De Sarajevo à Kiev, les mêmes causes produisent les mêmes effets


Fièvres ukrainienne, bosniaque,… mais aussi tunisienne, égyptienne… bientôt grecque, portugaise, espagnole, ou quand les mêmes causes produisent les mêmes effets.

PAR MICHEL ZIMMERMANN

À Tuzla, ville industrielle de la Fédération de Bosnie-Herzégovine, les travailleurs licenciés des entreprises privatisées Dita, Polihem, Poliolhem, Gumara et Konjuh se sont révoltés par milliers, le 6 février, contre le gouvernement cantonal (1) qui avait mené la privatisation de ces entreprises.

Les demandes des manifestants ont été les suivantes: “1. Démission du gouvernement cantonal. 2. Revoir la régularité des privatisations effectuées. 3. Indemnités et sécurité sociale pour les ouvriers licenciés. 4. Répression judiciaire contre les responsables des crimes économiques. 5. Confiscation des actions illégalement acquises, annulation des contrats de privatisation. 6. Retour des usines aux travailleurs, remise sous le contrôle public afin de protéger l’intérêt public et redémarrage immédiat de la production dans les usines dans lesquelles cela est possible. 7. Harmonisation des salaires entre le secteur public et le secteur privé. 8. Paiement des hauts fonctionnaires au salaire ouvrier. Confiscation des primes de présence versées par les autorités aux commissions, comités et autres instances, ainsi que des autres subventions financières injustifiées. 9. Abolition du paiement d’un salaire aux ministres — et autres fonctions officielles — après la fin de leur mandat.”

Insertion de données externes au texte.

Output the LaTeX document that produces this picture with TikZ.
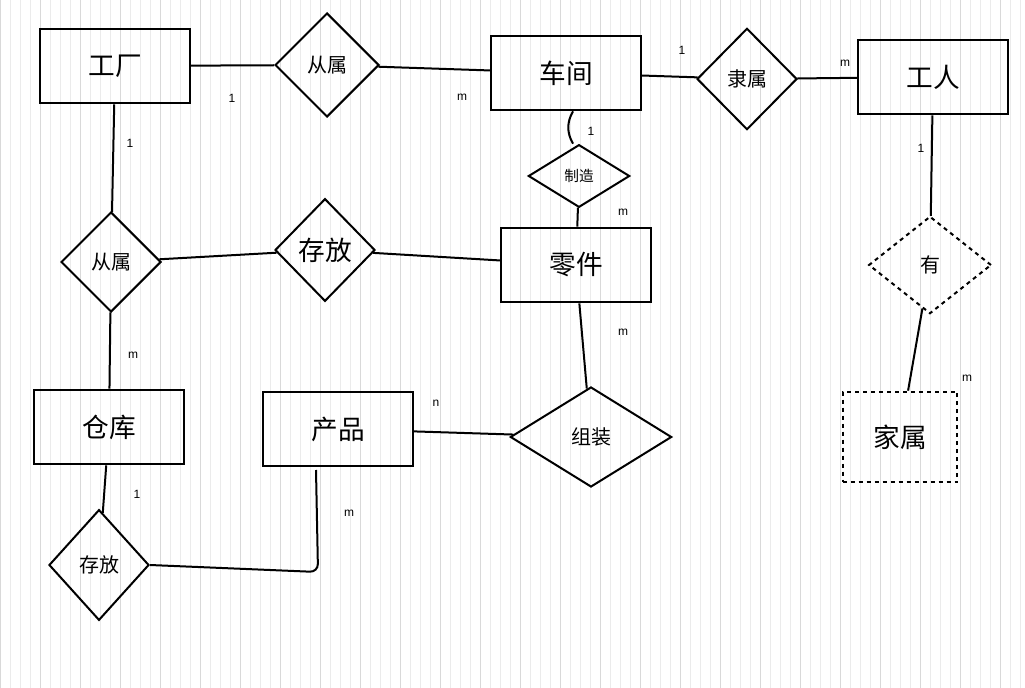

Le lendemain, la révolte s’est étendue aux principales villes de Bosnie-Herzégovine, avec la même intensité, mobilisant des milliers de travailleurs dans les villes de Sarajevo, Zenica, Brcko, Mostar… mais aussi dans les villes de la République serbe (2): Prijedor et Banja Luka, où la mobilisation a pris la forme de marches de protestation en solidarité avec les manifestants de la Fédération de Bosnie-Herzégovine. Dans toutes les villes, les bâtiments des gouvernements cantonaux ont été attaqués, voire démolis et brûlés, ce qui a été également le cas des sièges des partis gouvernementaux. Les protestataires se sont confrontés brutalement à la police, laissant plus de cent cinquante blessés sur le carreau des deux côtés. La mobilisation a pris la forme d’un mouvement de mécontentement général contre le système politique en place et la situation néo-coloniale dans laquelle la Bosnie-Herzégovine est placée (dans les manifestations, on a vu beaucoup de pancartes avec des slogans du type “Assez de travailler pour le FMI”).

Le 7 février après-midi, le gouvernement cantonal de Tuzla a démissionné, répondant ainsi à la première revendication des manifestants. Le lendemain, c’est le Premier ministre du canton de Sarajevo qui a rendu son tablier. Dans ces conditions, les manifestants de Tuzla ont avancé deux nouvelles revendications:

– “Maintien de la loi et de l’ordre par des équipes communes de citoyens et de la police pour empêcher toute criminalisation ou manipulation politique des protestations.

– Etablissement d’un gouvernement de transition non partisan, composé de hauts fonctionnaires non discrédités, n’ayant jamais exercé de mandat politique, afin de préparer les élections de 2014 dans le canton de Tuzla. Un gouvernement qui devra rendre compte publiquement chaque semaine de son travail et de la réalisation de ses objectifs.

Au moment où ces lignes sont écrites, la situation s’est un peu calmée dans l’attente que les revendications soient réalisées. Deux des dix cantons de la Fédération de Bosnie-Herzégovine (dont le canton central de la capitale, Sarajevo), ont vu leur gouvernement démissionner. Le gouvernement fédéral a d’ores et déjà commencé à tenter de discréditer les manifestants en faisant courir dans les médias de pseudo-informations sur des manifestants qui auraient été en possession de 32 kilos de drogue.

(1) Il s’agit des «cantons» ethniques (croates, musulmans, serbes, etc.) issus, en 1995, des accords signés sur la base militaire américaine de Dayton.

(2) La Respublika Srpska (République serbe) est un territoire sécessionniste, majoritairement peuplé de Serbes, qui ne reconnaît pas l’autorité de la Fédération de Bosnie-Herzégovine.